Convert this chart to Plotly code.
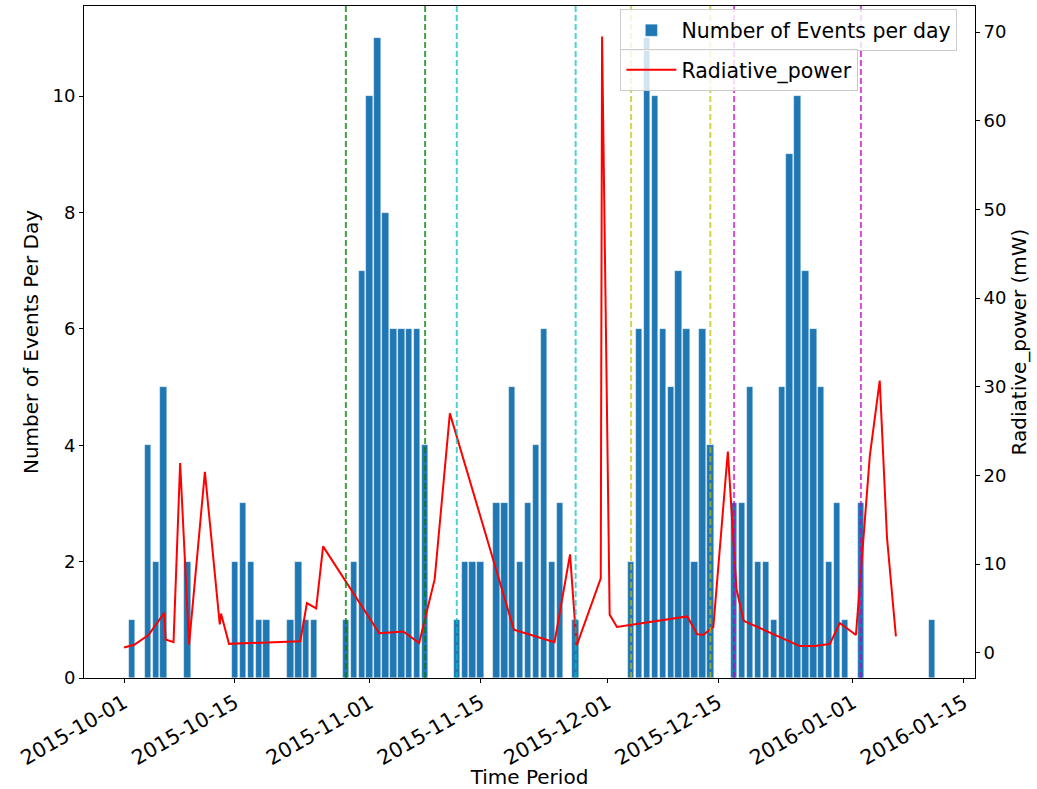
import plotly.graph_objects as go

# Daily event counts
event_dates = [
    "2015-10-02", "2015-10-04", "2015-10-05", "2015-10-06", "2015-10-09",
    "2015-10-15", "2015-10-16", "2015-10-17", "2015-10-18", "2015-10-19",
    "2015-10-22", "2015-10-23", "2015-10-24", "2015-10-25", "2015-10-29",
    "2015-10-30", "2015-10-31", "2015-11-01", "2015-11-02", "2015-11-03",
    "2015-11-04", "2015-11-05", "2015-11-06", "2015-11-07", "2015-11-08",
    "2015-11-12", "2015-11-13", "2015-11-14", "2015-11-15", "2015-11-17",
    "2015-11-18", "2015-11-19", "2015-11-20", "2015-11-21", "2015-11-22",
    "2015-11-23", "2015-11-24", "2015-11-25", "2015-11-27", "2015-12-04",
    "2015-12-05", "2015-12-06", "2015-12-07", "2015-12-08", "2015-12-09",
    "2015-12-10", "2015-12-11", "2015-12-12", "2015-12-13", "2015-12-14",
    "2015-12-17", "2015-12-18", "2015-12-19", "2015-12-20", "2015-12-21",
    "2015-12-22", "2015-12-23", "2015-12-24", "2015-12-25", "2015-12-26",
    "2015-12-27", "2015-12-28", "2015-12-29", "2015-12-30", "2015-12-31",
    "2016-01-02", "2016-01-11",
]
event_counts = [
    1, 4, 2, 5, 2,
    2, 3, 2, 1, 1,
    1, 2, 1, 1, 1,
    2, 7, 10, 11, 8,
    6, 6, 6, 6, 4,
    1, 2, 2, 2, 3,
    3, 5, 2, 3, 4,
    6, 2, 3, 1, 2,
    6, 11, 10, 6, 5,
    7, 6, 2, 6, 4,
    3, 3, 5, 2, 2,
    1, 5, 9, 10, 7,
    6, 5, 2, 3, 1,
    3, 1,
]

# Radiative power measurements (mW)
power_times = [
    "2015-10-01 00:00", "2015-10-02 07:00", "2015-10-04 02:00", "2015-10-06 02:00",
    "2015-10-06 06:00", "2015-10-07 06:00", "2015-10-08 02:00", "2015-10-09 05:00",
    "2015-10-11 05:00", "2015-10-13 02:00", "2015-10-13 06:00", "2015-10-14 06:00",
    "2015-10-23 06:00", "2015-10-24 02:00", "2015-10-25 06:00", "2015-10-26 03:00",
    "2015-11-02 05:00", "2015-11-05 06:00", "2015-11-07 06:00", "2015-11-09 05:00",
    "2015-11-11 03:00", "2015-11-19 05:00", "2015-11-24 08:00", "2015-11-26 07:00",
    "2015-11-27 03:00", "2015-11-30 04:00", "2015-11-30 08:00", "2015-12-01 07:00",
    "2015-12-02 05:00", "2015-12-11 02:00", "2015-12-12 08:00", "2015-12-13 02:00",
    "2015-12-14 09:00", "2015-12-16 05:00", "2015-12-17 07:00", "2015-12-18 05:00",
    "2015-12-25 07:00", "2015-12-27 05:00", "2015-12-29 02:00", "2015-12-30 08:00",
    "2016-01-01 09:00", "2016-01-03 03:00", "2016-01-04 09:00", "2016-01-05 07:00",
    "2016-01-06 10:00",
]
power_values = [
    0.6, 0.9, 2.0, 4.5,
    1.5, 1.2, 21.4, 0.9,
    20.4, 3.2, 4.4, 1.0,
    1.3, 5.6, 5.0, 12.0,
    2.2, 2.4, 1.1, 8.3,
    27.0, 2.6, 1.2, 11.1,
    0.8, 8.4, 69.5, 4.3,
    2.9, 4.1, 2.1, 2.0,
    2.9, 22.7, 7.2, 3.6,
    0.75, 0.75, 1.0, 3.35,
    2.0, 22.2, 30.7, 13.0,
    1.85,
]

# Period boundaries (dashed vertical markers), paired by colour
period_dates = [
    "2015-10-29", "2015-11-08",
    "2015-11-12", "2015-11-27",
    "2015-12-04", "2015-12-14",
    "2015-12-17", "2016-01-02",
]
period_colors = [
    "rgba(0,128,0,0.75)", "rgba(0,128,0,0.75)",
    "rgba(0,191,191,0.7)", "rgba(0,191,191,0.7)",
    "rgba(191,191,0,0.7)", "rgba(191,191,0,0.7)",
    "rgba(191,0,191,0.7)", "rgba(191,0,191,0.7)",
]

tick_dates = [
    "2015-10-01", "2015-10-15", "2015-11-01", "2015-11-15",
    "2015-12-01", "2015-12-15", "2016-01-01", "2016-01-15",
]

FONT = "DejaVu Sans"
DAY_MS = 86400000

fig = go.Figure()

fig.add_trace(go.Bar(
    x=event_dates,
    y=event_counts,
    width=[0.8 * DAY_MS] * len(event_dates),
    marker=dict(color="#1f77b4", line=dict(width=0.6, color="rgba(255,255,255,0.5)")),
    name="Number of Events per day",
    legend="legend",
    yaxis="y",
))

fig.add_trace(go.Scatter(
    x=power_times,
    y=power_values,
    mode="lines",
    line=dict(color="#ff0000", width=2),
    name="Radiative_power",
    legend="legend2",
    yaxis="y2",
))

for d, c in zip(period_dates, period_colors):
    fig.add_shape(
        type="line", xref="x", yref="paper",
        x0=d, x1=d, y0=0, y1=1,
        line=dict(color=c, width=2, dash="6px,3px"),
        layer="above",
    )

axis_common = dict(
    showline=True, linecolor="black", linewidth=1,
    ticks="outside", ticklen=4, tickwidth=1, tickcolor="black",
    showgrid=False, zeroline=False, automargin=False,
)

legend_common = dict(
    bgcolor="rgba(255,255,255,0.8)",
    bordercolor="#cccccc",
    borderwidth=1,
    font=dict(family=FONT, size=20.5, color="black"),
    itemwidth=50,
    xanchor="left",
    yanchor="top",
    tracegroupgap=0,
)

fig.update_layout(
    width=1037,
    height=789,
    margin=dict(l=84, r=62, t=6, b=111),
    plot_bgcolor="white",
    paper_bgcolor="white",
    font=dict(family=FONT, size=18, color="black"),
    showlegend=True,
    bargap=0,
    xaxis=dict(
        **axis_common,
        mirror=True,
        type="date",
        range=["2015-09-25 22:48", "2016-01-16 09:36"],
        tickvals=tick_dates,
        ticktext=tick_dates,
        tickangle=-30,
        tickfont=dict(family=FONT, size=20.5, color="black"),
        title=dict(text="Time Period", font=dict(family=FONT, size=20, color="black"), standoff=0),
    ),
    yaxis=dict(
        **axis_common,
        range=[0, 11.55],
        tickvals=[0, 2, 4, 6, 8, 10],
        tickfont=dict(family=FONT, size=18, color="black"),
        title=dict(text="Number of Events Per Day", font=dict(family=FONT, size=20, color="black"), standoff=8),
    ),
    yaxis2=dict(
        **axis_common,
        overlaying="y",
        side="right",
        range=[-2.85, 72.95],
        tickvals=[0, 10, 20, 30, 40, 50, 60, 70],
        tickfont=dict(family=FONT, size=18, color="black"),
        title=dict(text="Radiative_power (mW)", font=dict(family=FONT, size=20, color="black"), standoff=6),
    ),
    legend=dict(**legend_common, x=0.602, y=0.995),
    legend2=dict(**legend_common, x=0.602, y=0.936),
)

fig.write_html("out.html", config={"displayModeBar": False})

-.-.-

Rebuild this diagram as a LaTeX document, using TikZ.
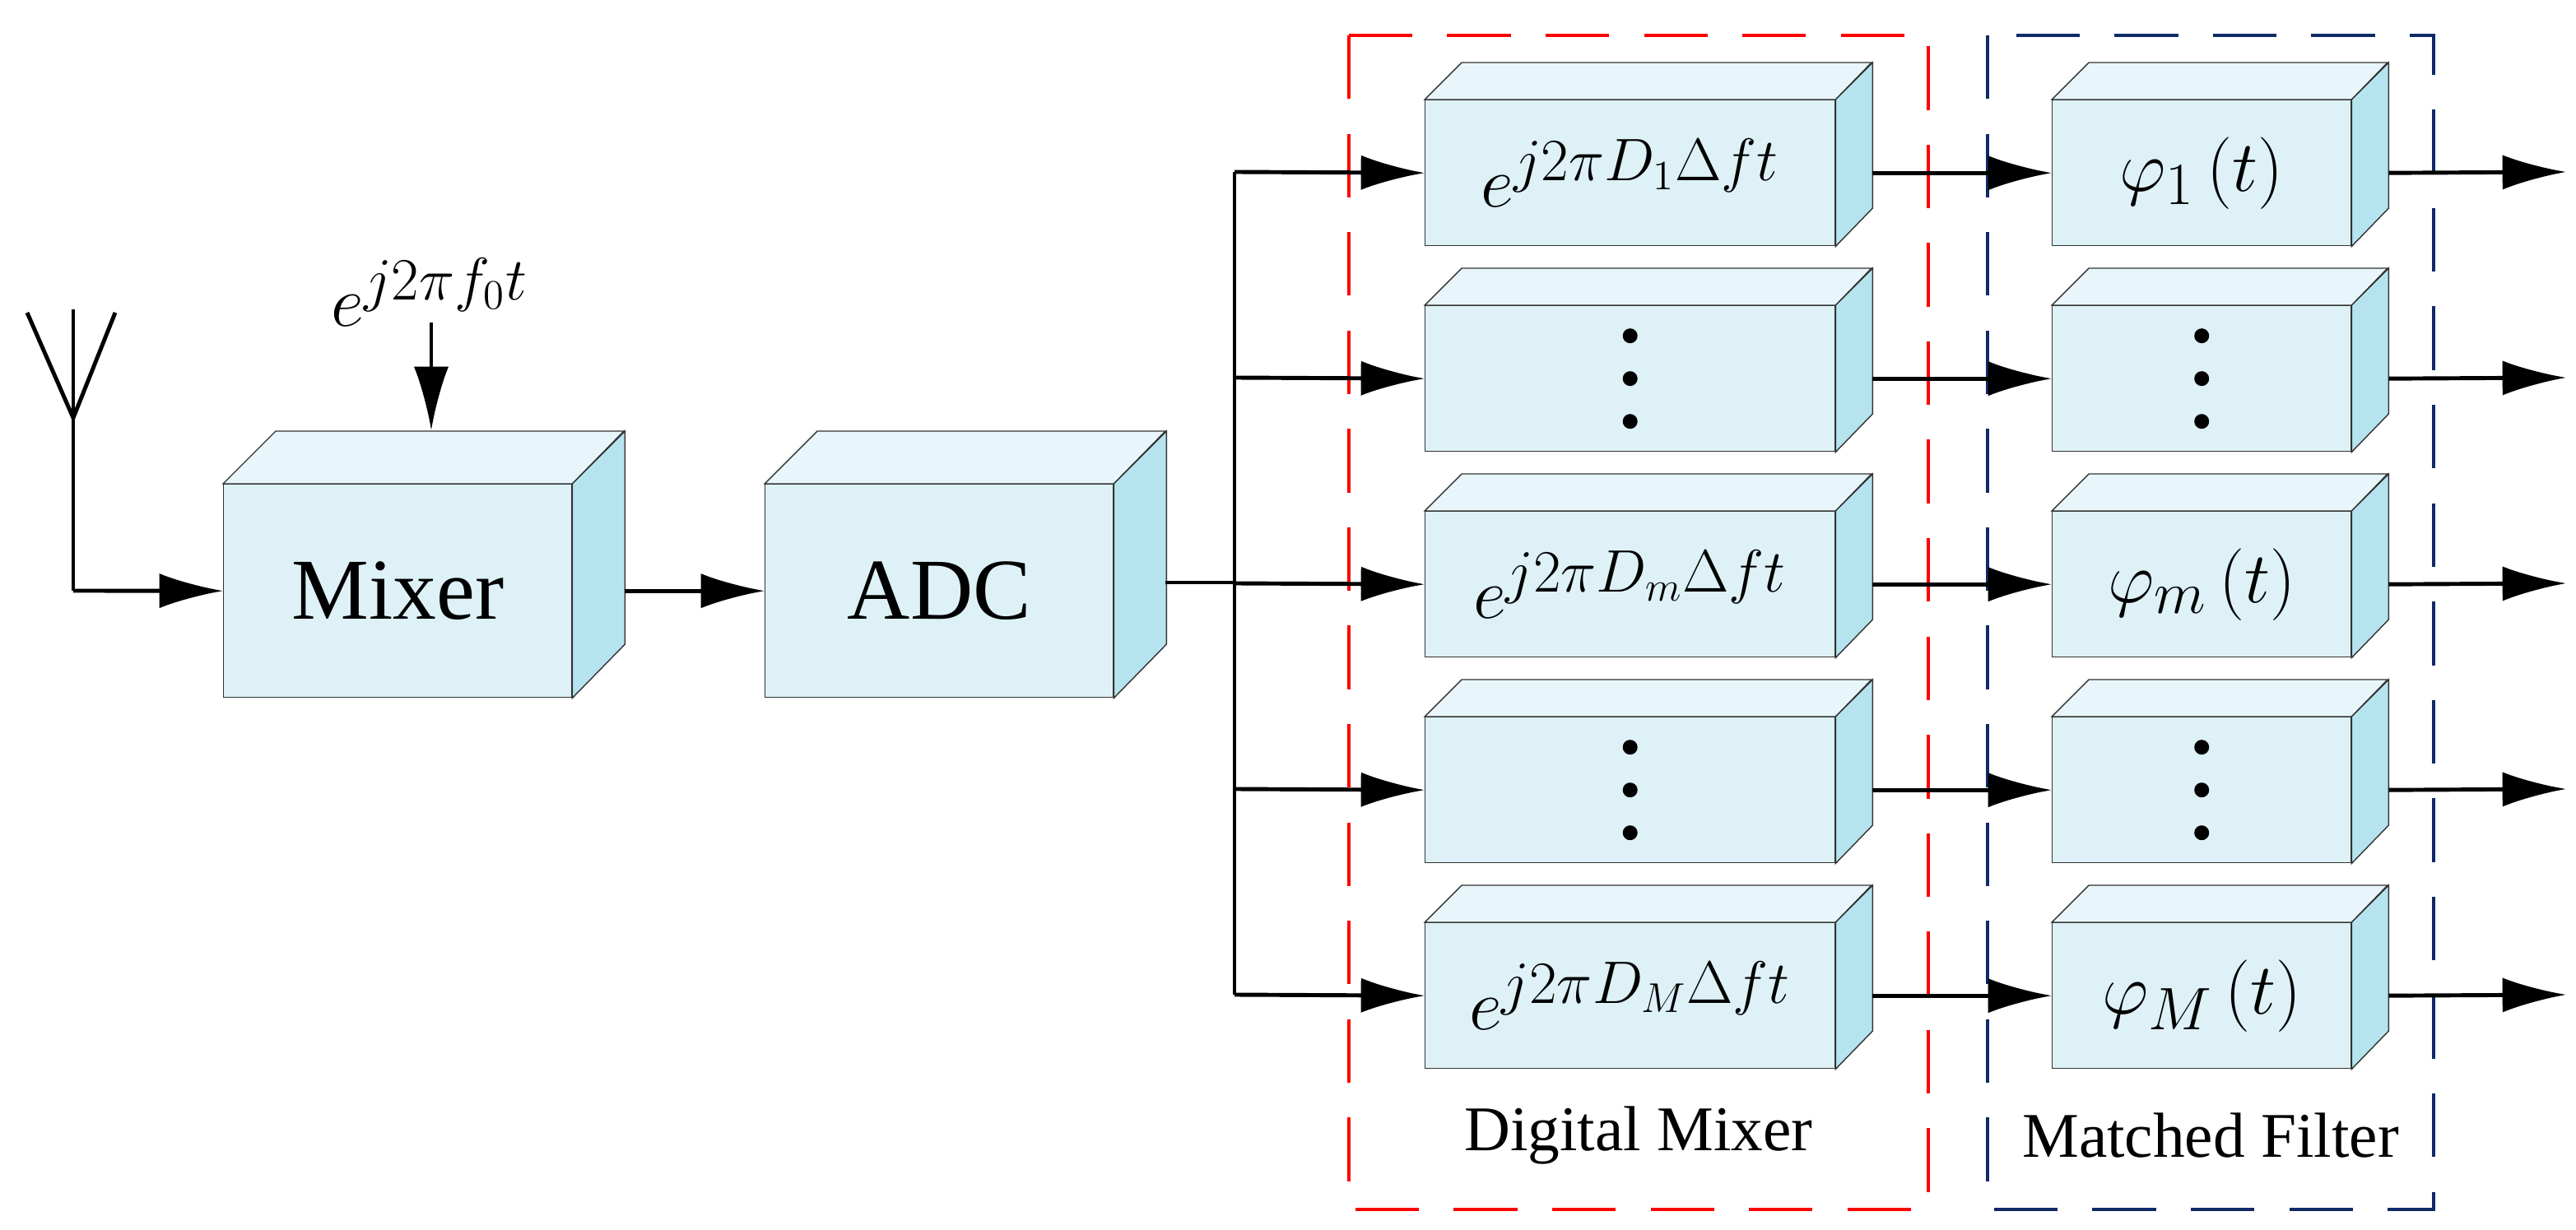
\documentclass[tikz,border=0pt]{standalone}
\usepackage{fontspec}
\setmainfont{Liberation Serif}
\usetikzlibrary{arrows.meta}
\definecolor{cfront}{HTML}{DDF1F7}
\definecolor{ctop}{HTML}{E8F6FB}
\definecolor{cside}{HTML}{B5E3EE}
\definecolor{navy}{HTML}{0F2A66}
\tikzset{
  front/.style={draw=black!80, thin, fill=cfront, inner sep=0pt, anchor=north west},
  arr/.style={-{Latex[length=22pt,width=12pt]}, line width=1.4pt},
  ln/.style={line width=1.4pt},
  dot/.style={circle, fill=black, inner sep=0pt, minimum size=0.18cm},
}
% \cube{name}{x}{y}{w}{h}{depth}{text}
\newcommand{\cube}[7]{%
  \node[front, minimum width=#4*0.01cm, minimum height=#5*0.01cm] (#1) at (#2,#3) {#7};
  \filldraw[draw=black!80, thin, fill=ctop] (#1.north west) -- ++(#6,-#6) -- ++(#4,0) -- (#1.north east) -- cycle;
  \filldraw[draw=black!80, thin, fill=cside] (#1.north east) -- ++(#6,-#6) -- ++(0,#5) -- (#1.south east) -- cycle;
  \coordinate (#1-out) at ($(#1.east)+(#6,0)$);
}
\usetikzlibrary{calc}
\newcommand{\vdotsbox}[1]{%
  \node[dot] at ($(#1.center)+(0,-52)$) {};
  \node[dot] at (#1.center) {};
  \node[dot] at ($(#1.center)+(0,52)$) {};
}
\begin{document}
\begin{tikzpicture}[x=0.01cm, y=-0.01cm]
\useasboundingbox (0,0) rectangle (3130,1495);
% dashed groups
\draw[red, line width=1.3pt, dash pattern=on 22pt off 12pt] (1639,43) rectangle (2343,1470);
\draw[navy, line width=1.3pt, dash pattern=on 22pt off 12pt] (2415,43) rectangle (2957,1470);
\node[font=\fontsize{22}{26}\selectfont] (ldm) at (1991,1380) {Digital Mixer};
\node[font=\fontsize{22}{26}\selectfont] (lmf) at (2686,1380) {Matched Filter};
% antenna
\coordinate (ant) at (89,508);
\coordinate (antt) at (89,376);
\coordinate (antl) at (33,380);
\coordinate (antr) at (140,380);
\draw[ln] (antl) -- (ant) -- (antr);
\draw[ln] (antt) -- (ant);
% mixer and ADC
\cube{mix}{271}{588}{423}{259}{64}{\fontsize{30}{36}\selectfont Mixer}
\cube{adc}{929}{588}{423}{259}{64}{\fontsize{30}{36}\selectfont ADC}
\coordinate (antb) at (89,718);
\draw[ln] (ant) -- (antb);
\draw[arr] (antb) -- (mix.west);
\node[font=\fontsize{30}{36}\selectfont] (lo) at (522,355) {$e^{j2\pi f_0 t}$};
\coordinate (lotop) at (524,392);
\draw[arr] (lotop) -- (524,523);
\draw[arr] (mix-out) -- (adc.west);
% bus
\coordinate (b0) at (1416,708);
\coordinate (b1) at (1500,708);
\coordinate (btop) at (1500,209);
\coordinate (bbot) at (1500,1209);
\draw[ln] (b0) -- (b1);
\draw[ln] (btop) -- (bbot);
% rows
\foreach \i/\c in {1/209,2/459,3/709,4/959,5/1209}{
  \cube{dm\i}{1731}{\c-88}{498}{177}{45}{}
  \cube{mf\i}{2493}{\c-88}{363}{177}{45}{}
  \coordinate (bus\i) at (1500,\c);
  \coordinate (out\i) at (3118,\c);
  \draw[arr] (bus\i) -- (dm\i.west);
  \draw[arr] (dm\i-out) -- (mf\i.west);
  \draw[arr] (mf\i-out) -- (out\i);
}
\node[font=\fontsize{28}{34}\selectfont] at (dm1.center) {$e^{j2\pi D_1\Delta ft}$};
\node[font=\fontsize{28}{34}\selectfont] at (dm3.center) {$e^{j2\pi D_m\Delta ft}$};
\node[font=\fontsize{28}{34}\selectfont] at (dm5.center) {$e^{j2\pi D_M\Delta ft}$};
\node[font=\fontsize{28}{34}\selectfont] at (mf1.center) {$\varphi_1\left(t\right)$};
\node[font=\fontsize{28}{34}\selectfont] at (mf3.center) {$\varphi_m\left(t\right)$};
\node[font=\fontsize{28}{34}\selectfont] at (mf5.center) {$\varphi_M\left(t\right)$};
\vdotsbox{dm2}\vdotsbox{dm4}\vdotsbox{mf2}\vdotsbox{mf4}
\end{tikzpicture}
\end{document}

-.-.-

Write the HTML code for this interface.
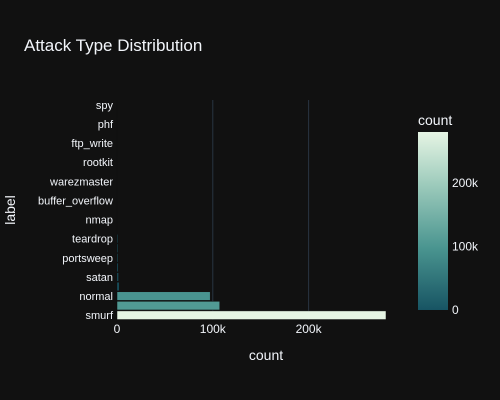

-.-.-

YOUR GOAL: Between the line with "Convert this chart to Plotly code." and the line with "import plotly.graph_objects as go", ends included, lies the span to copy exactly; copy nothing else and leave out the pictures.

RESULT OF THE EXERCISE:
Convert this chart to Plotly code.
import plotly.graph_objects as go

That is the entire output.